11 de junho de 2018, segunda-feira: Muitas pessoas acreditaram no Evangelho e se converteram ao Senhor

S. Barnabé, apóstolo

  1. Barnabé recebeu o título de “apóstolo” apesar de não ser um dos doze apóstolos. Nas primeiras comunidades havia um uso mais amplo deste título (cf. Rm 16,7), mas havia abuso por “falsos apóstolos” (2Cor 11,13). Por isso, Lc que escreveu os At por volta de 85 d.C. restringe o título apóstolo somente aos doze que acompanhavam Jesus antes da sua ressurreição e a Matias que foi eleito no lugar de Judas segundo este critério (At 1,21-26). Em At, nem Paulo é chamado de apóstolo, sim de “testemunha escolhida” (cf. At 9,15; 22,15; 26,16). Mas o próprio Paulo insistiu nas suas cartas neste título de apóstolo, portanto fazemos uma exceção por seus méritos (cf. 1Cor 15,9-10) e costumamos chamá-lo assim. Mas porque Barnabé também?

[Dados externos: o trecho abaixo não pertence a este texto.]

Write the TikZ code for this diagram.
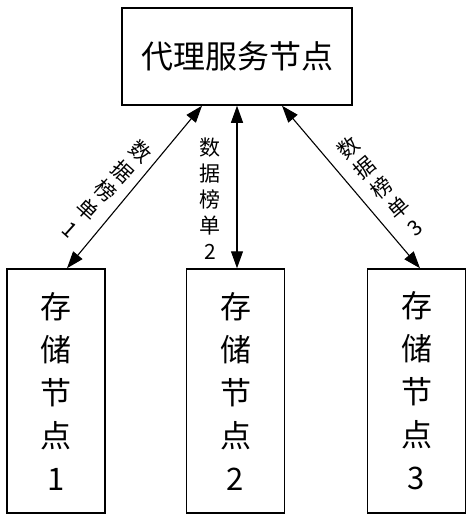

Barnabé aparece na Bíblia após o retrato ideal da comunidade em Jerusalém em At 4,36-37: José Barnabé vendeu seu campo e depositou o dinheiro “aos pés dos apóstolos”, quer dizer colocou à disposição deles. Isso deve ter merecido o apelido “Barnabé que significa filho da consolação”, porque a comunidade era “um só coração e uma só alma” (4,32), mas precisava de doadores generosos e coletas por fora. Ele “era levita e natural de Chipre” (4,36). Barnabé soube descobrir e apoiar Saulo-Paulo (9,27; 11,25; 13-14) cujas idéias missionárias compartilhavam (15,2.12; cf. 1Cor 9,6) embora havia opiniões diferentes a respeito de João Marcos (15,35-39). Evangelizaram juntos na ilha de Chipre e na Ásia Menor (13-14) qualificados mais adiante de “apóstolos” (14,4.14), só nestas duas vezes os At concedem este título a homens que não são dos doze! Mas deve ser entendido como “enviados” em missão pela Igreja de Antioquia (nossa leitura de hoje: 13,2-3; cf. Jo 13,16: 2Cor 8,23). Deve ser por isso que Barnabé também é “apóstolo” na liturgia da Igreja.

 

Leitura: At 11,21b-26; 13,1-3

A leitura de hoje nos apresenta o início da missão sistemática aos pagãos. A conversão do eunuco da Etiópia (8,26-40) e do centurião romano Cornélio (cap. 10) foram fatos individuais, embora significativos. A fundação e a consolidação da igreja da Antioquia significa uma abertura e erradicação institucional. Antioquia fica no sul da atual Turquia, a margem do rio Orontes, era capital da província romana da Síria, terceira maior cidade do império depois de Roma e Alexandria do Egito.

Muitas pessoas acreditaram no Evangelho e se converteram ao Senhor (11,21b).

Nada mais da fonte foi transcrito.